Apropósito de la conmemoración del Día de los Fieles Difuntos este martes 2 de noviembre, cuyo objetivo es orar por aquellos hermanos que han acabado su vida terrenal y se encuentran aún en estado de purificación en el Purgatorio, para obtener la completa hermosura de su alma, al quedar limpias de los efectos que ocasionaron los pecados.
Es importante hacer algunas reflexiones considerando que vivimos en una sociedad que, ha intentado “domesticar” a la muerte y que prefiere no hablar de este tema. Es claro que nuestra vida es una eterna lucha contra la muerte y que empezamos a morir en cuanto nacemos; pero la crisis sanitaria que aún vivimos ha provocado cambios en nuestro comportamiento y en la manera de percibir esa realidad, además, ha cambiado nuestra relación con la muerte.
La prohibición, por miedo al contagio, de los funerales y velatorios durante los momentos más álgidos de la crisis “Fue una línea roja que no debimos cruzar”, explica un psiquiatra, pues se rompió con algo que culturalmente es sagrado, como es el duelo y el hecho de que la familia pueda estar cerca; sobre todo en países como el nuestro en donde ser acompañados en el duelo es un ritual esencial para los allegados en su despedida, muchos sienten una profunda tristeza porque su familiar murió solo y fue enterrado sin la presencia de familia y amigos causando un sentimiento de frustración, desconsuelo y profundo dolor.

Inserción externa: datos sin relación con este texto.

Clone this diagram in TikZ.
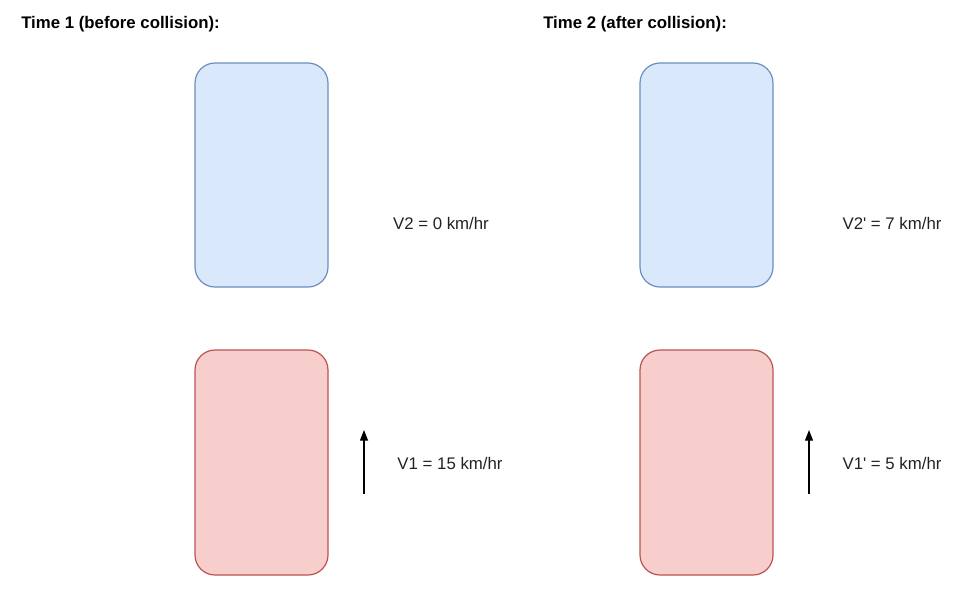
\documentclass[tikz,border=0pt]{standalone}
\usepackage{fontspec}
\setmainfont{Liberation Sans}
\usetikzlibrary{arrows.meta}
\definecolor{bfill}{HTML}{DAE8FC}
\definecolor{bdraw}{HTML}{6C8EBF}
\definecolor{rfill}{HTML}{F8CECC}
\definecolor{rdraw}{HTML}{B85450}
\definecolor{txt}{HTML}{222222}
\begin{document}
\begin{tikzpicture}[x=0.75pt,y=-0.75pt,
  car/.style={rounded corners=15pt,line width=0.9pt},
  bluecar/.style={car,fill=bfill,draw=bdraw},
  redcar/.style={car,fill=rfill,draw=rdraw},
  lbl/.style={font=\fontsize{12.6}{14}\selectfont,text=txt,inner sep=0pt},
  ttl/.style={font=\fontsize{12.6}{14}\selectfont\bfseries,text=black,inner sep=0pt,anchor=west},
  mv/.style={-{Triangle[length=8pt,width=6pt]},line width=0.9pt}]
\useasboundingbox (0,0) rectangle (978,590);
\node[ttl] (t1) at (21,24) {Time 1 (before collision):};
\node[ttl] (t2) at (543,24) {Time 2 (after collision):};
\draw[bluecar] (195,63) rectangle (328,287);
\draw[redcar] (195,350) rectangle (328,575);
\draw[bluecar] (640,63) rectangle (773,287);
\draw[redcar] (640,350) rectangle (773,575);
\node[lbl] (v2) at (441,223) {V2 = 0 km/hr};
\node[lbl] (v1) at (450,463) {V1 = 15 km/hr};
\node[lbl] (v2p) at (892,223) {V2\textquotesingle{} = 7 km/hr};
\node[lbl] (v1p) at (892,463) {V1\textquotesingle{} = 5 km/hr};
\coordinate (a1s) at (364,494);
\coordinate (a1e) at (364,430);
\coordinate (a2s) at (809,494);
\coordinate (a2e) at (809,430);
\draw[mv] (a1s) -- (a1e);
\draw[mv] (a2s) -- (a2e);
\end{tikzpicture}
\end{document}
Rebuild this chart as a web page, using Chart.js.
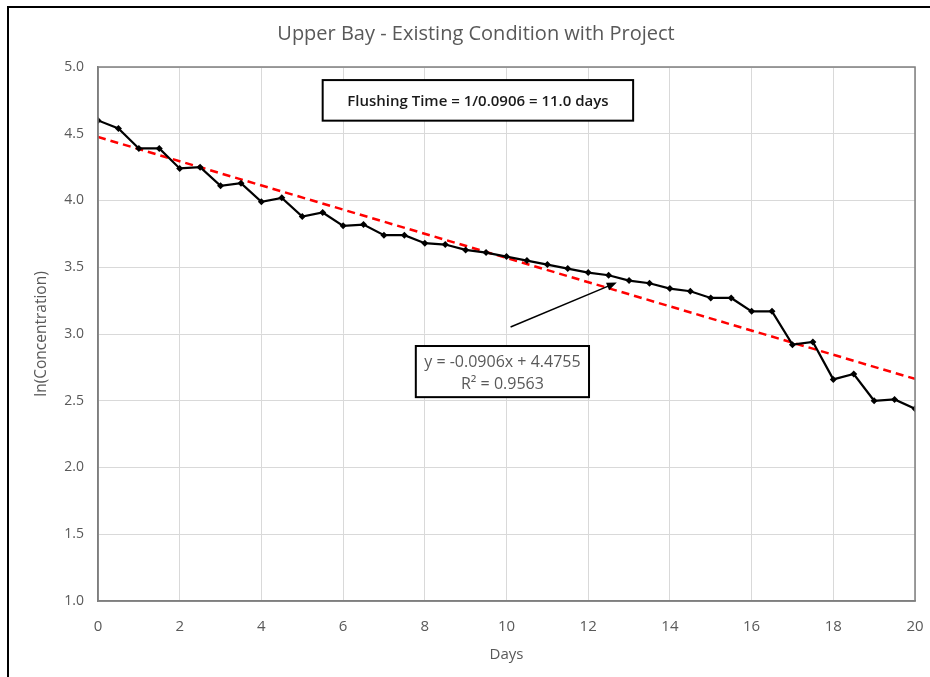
<!DOCTYPE html>
<html>
<head>
<meta charset="utf-8">
<title>Upper Bay - Existing Condition with Project</title>
<script src="https://cdn.jsdelivr.net/npm/chart.js@4.4.1/dist/chart.umd.min.js"></script>
<style>
  html, body { margin: 0; padding: 0; background: #fff; }
  #wrap { position: relative; width: 930px; height: 677px; overflow: hidden; }
  #frame { position: absolute; left: 7px; top: 6px; width: 960px; height: 720px;
           border-left: 2px solid #000; border-top: 2px solid #000; pointer-events: none; }
  canvas { position: absolute; left: 0; top: 0; }
</style>
</head>
<body>
<div id="wrap">
  <canvas id="chart" width="930" height="677"></canvas>
  <div id="frame"></div>
</div>
<script>
// Sampling times (days) and natural log of tracer concentration
const days = [0, 0.5, 1, 1.5, 2, 2.5, 3, 3.5, 4, 4.5, 5, 5.5, 6, 6.5, 7, 7.5, 8, 8.5, 9, 9.5,
              10, 10.5, 11, 11.5, 12, 12.5, 13, 13.5, 14, 14.5, 15, 15.5, 16, 16.5, 17, 17.5,
              18, 18.5, 19, 19.5, 20];
const lnConc = [4.60, 4.54, 4.39, 4.39, 4.24, 4.25, 4.11, 4.13, 3.99, 4.02, 3.88, 3.91,
                3.81, 3.82, 3.74, 3.74, 3.68, 3.67, 3.63, 3.61, 3.58, 3.55, 3.52, 3.49,
                3.46, 3.44, 3.40, 3.38, 3.34, 3.32, 3.27, 3.27, 3.17, 3.17, 2.92, 2.94,
                2.66, 2.70, 2.50, 2.51, 2.44];

// Linear fit of ln(C) versus time
const trendSlope = -0.0906;
const trendIntercept = 4.4755;
const rSquared = 0.9563;
const trendRange = [0, 20];

// Axis ticks
const xTicks = [0, 2, 4, 6, 8, 10, 12, 14, 16, 18, 20];
const yTicks = [1.0, 1.5, 2.0, 2.5, 3.0, 3.5, 4.0, 4.5, 5.0];

// Text
const chartTitle = 'Upper Bay - Existing Condition with Project';
const xTitle = 'Days';
const yTitle = 'ln(Concentration)';
const flushingLabel = 'Flushing Time = 1/0.0906 = 11.0 days';
const equationLines = ['y = -0.0906x + 4.4755', 'R\u00b2 = 0.9563'];

const FONT = '"Open Sans", "Noto Sans", sans-serif';
const GREY_TEXT = '#595959';

const seriesPoints = days.map((d, i) => ({ x: d, y: lnConc[i] }));
const trendPoints = trendRange.map(d => ({ x: d, y: trendSlope * d + trendIntercept }));

// Decorations: title, axis titles, plot frame, callout boxes and arrow
const decorations = {
  id: 'decorations',
  afterDraw(chart) {
    const { ctx, chartArea: a, scales: { x, y } } = chart;
    ctx.save();

    // plot frame (top and right edges)
    ctx.strokeStyle = '#7f7f7f';
    ctx.lineWidth = 1.5;
    ctx.strokeRect(a.left, a.top, a.right - a.left, a.bottom - a.top);

    // title
    ctx.fillStyle = GREY_TEXT;
    ctx.textAlign = 'center';
    ctx.textBaseline = 'middle';
    ctx.font = '20px ' + FONT;
    ctx.fillText(chartTitle, 476, 34);

    // axis titles
    ctx.font = '15px ' + FONT;
    ctx.fillText(xTitle, x.getPixelForValue(10), 655);
    ctx.save();
    ctx.translate(42, y.getPixelForValue(3));
    ctx.rotate(-Math.PI / 2);
    ctx.font = '15.5px ' + FONT;
    ctx.fillText(yTitle, 0, 0);
    ctx.restore();

    // arrow pointing at the fitted line
    const x0 = x.getPixelForValue(10.1), y0 = y.getPixelForValue(3.052);
    const x1 = x.getPixelForValue(12.7), y1 = y.getPixelForValue(3.385);
    const ang = Math.atan2(y1 - y0, x1 - x0);
    ctx.strokeStyle = '#000';
    ctx.fillStyle = '#000';
    ctx.lineWidth = 1.5;
    ctx.beginPath();
    ctx.moveTo(x0, y0);
    ctx.lineTo(x1 - 6 * Math.cos(ang), y1 - 6 * Math.sin(ang));
    ctx.stroke();
    ctx.beginPath();
    ctx.moveTo(x1, y1);
    ctx.lineTo(x1 - 10 * Math.cos(ang) + 4 * Math.sin(ang), y1 - 10 * Math.sin(ang) - 4 * Math.cos(ang));
    ctx.lineTo(x1 - 10 * Math.cos(ang) - 4 * Math.sin(ang), y1 - 10 * Math.sin(ang) + 4 * Math.cos(ang));
    ctx.closePath();
    ctx.fill();

    // flushing time box
    const bx0 = x.getPixelForValue(5.5), bx1 = x.getPixelForValue(13.1);
    const by0 = y.getPixelForValue(4.902), by1 = y.getPixelForValue(4.598);
    ctx.fillStyle = '#fff';
    ctx.fillRect(bx0, by0, bx1 - bx0, by1 - by0);
    ctx.strokeStyle = '#000';
    ctx.lineWidth = 2;
    ctx.strokeRect(bx0, by0, bx1 - bx0, by1 - by0);
    ctx.fillStyle = '#1a1a1a';
    ctx.font = '600 15px ' + FONT;
    ctx.textAlign = 'center';
    ctx.fillText(flushingLabel, (bx0 + bx1) / 2, (by0 + by1) / 2 + 1);

    // regression equation box
    const ex0 = x.getPixelForValue(7.78), ex1 = x.getPixelForValue(12.02);
    const ey0 = y.getPixelForValue(2.91), ey1 = y.getPixelForValue(2.527);
    ctx.fillStyle = '#fff';
    ctx.fillRect(ex0, ey0, ex1 - ex0, ey1 - ey0);
    ctx.strokeStyle = '#000';
    ctx.lineWidth = 2;
    ctx.strokeRect(ex0, ey0, ex1 - ex0, ey1 - ey0);
    ctx.fillStyle = GREY_TEXT;
    ctx.font = '16px ' + FONT;
    const ecx = (ex0 + ex1) / 2;
    ctx.fillText(equationLines[0], ecx, ey0 + 16);
    ctx.fillText(equationLines[1], ecx, ey0 + 38);

    ctx.restore();
  }
};

new Chart(document.getElementById('chart'), {
  type: 'scatter',
  data: {
    datasets: [
      {
        label: 'ln(Concentration)',
        data: seriesPoints,
        showLine: true,
        borderColor: '#000',
        borderWidth: 2.2,
        backgroundColor: '#000',
        pointStyle: 'rectRot',
        pointRadius: 3.5,
        pointBorderWidth: 0,
        tension: 0
      },
      {
        label: 'Linear fit',
        data: trendPoints,
        showLine: true,
        borderColor: '#ff0000',
        borderWidth: 2.5,
        borderDash: [8, 5],
        pointRadius: 0,
        tension: 0
      }
    ]
  },
  options: {
    responsive: false,
    animation: false,
    events: [],
    layout: { padding: { left: 0, top: 67, right: 15, bottom: 0 } },
    plugins: { legend: { display: false }, tooltip: { enabled: false }, title: { display: false } },
    scales: {
      x: {
        type: 'linear',
        min: 0, max: 20,
        afterBuildTicks: s => { s.ticks = xTicks.map(v => ({ value: v })); },
        afterFit: s => { s.height = 76; s.paddingLeft = 0; s.paddingRight = 0; },
        grid: { color: '#d9d9d9', lineWidth: 1, drawTicks: false, tickLength: 0 },
        border: { display: true, color: '#7f7f7f', width: 1.5 },
        ticks: { padding: 17, color: GREY_TEXT, font: { family: FONT, size: 15 }, maxRotation: 0,
                 callback: v => String(v) }
      },
      y: {
        type: 'linear',
        min: 1, max: 5,
        afterBuildTicks: s => { s.ticks = yTicks.map(v => ({ value: v })); },
        afterFit: s => { s.width = 98; s.paddingTop = 0; s.paddingBottom = 0; },
        grid: { color: '#d9d9d9', lineWidth: 1, drawTicks: false, tickLength: 0 },
        border: { display: true, color: '#7f7f7f', width: 1.5 },
        ticks: { padding: 14, color: GREY_TEXT, font: { family: FONT, size: 14 },
                 callback: v => Number(v).toFixed(1) }
      }
    }
  },
  plugins: [decorations]
});
</script>
</body>
</html>
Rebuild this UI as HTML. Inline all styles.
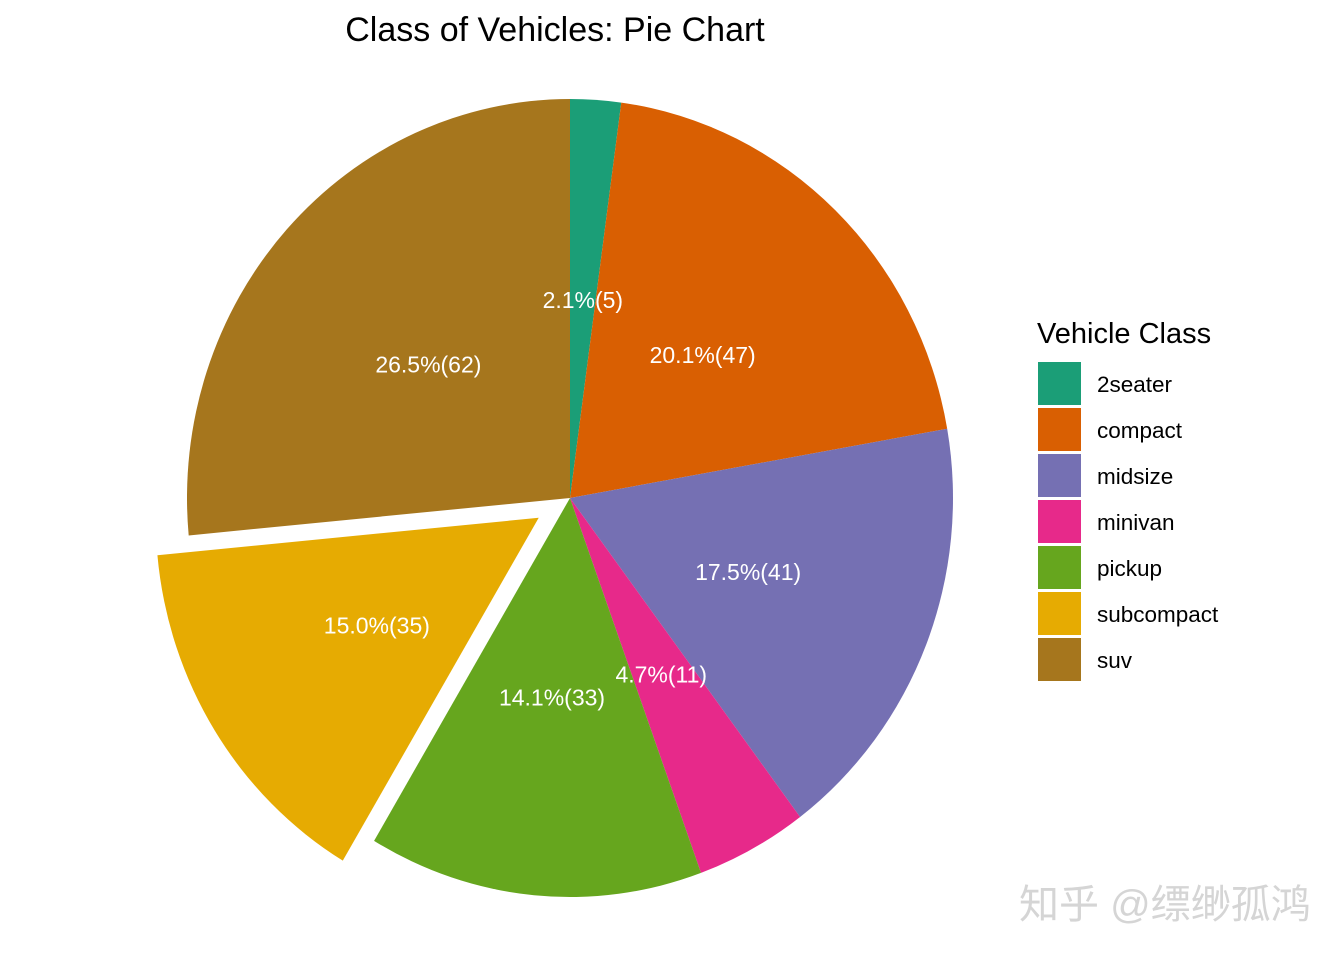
<!DOCTYPE html>
<html><head><meta charset="utf-8"><style>
body{margin:0;background:#fff}
svg{display:block}
text{font-family:"Liberation Sans","Noto Sans CJK SC",sans-serif}
</style></head><body>
<svg id="c" width="1344" height="960">
<text x="555" y="41" font-size="34" text-anchor="middle" fill="#000">Class of Vehicles: Pie Chart</text>
<g id="slices"></g><g id="labels"></g>
<g id="legend">
<text x="1037" y="343" font-size="29" fill="#000">Vehicle Class</text>
</g>
<text x="1019" y="918" font-size="40" fill="#d5d5d5">知乎 @缥缈孤鸿</text>
</svg>
<script>
const categories=["2seater","compact","midsize","minivan","pickup","subcompact","suv"];
const counts=[5,47,41,11,33,35,62];
const colors=["#1B9E77","#D95F02","#7570B3","#E7298A","#66A61E","#E6AB02","#A6761D"];
const exploded=["subcompact"];
const cx=570,cy=498,rx=383,ry=399,explode=37;
const NS="http://www.w3.org/2000/svg";
const total=counts.reduce((a,b)=>a+b,0);
const sl=document.getElementById('slices'),lb=document.getElementById('labels'),lg=document.getElementById('legend');
let cum=0;
function pt(a,r,ox,oy){return [ox+Math.sin(a)*rx*r, oy-Math.cos(a)*ry*r];}
counts.forEach((v,i)=>{
  const a0=cum/total*2*Math.PI, a1=(cum+v)/total*2*Math.PI, am=(a0+a1)/2; cum+=v;
  let ox=cx,oy=cy;
  if(exploded.includes(categories[i])){ox+=Math.sin(am)*explode;oy-=Math.cos(am)*explode;}
  const p0=pt(a0,1,ox,oy),p1=pt(a1,1,ox,oy);
  const path=document.createElementNS(NS,'path');
  path.setAttribute('d',`M${ox},${oy}L${p0[0]},${p0[1]}A${rx},${ry} 0 ${a1-a0>Math.PI?1:0} 1 ${p1[0]},${p1[1]}Z`);
  path.setAttribute('fill',colors[i]);
  
  
  sl.appendChild(path);
  const lp=pt(am,0.5,ox,oy);
  const t=document.createElementNS(NS,'text');
  t.setAttribute('x',lp[0]);t.setAttribute('y',lp[1]+9);
  t.setAttribute('text-anchor','middle');t.setAttribute('font-size','23');t.setAttribute('fill','#fff');
  t.textContent=(v/total*100).toFixed(1)+'%('+v+')';
  
  
  lb.appendChild(t);
  const r=document.createElementNS(NS,'rect');
  r.setAttribute('x',1038);r.setAttribute('y',362+i*46);r.setAttribute('width',43);r.setAttribute('height',43);r.setAttribute('fill',colors[i]);
  
  
  lg.appendChild(r);
  const lt=document.createElementNS(NS,'text');
  lt.setAttribute('x',1097);lt.setAttribute('y',392+i*46);lt.setAttribute('font-size','22.5');lt.setAttribute('fill','#000');
  lt.textContent=categories[i];
  
  
  lg.appendChild(lt);
});
</script>
</body></html>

Las cifras de víctimas difundidas a diario, mezcladas con la falta de duelos públicos durante meses y con la casi total ausencia de imágenes de fallecidos, han producido un efecto de anestesia muy dañino, pues paradójicamente, la muerte ha estado más presente que nunca en los últimos tiempos y, a la vez, socialmente ausente salvo para aquellos que la han sufrido en su primer círculo.
Así es que, en medio de una realidad tan ambigua, por un lado, percibir nuestra fragilidad y por el otro, no darnos cuenta del peligro por la forma como se ha manipulado la información en torno a la muerte de millones de personas, el cristiano tiene la certeza de que Dios le ha dado la vida creándolo a su imagen y semejanza (Cfr. Gn 1, 27); sabe que cuando experimenta la angustia de la muerte que se acerca, Cristo actúa en él, convirtiendo sus penas y su muerte en fuerza corredentora.
Y está seguro, de que el mismo Jesús, al que ha servido, imitado y amado, le recibirá en el Cielo, llenándolo de gloria después de su muerte. La grande y gozosa verdad de la fe cristiana es que, por la fe en Cristo, el hombre puede superar con creces al último enemigo (1 Cor 15, 26), la muerte. Apoyándose en la Palabra de Dios, la Iglesia cree y espera firmemente que “del mismo modo que Cristo ha resucitado verdaderamente de entre los muertos, y que vive para siempre, igualmente los justos después de su muerte vivirán para siempre con Cristo resucitado”. Así es que no importa las circunstancias en que nuestros fieles difuntos partieron a la casa del Padre, nuestra esperanza se mantiene inalterable.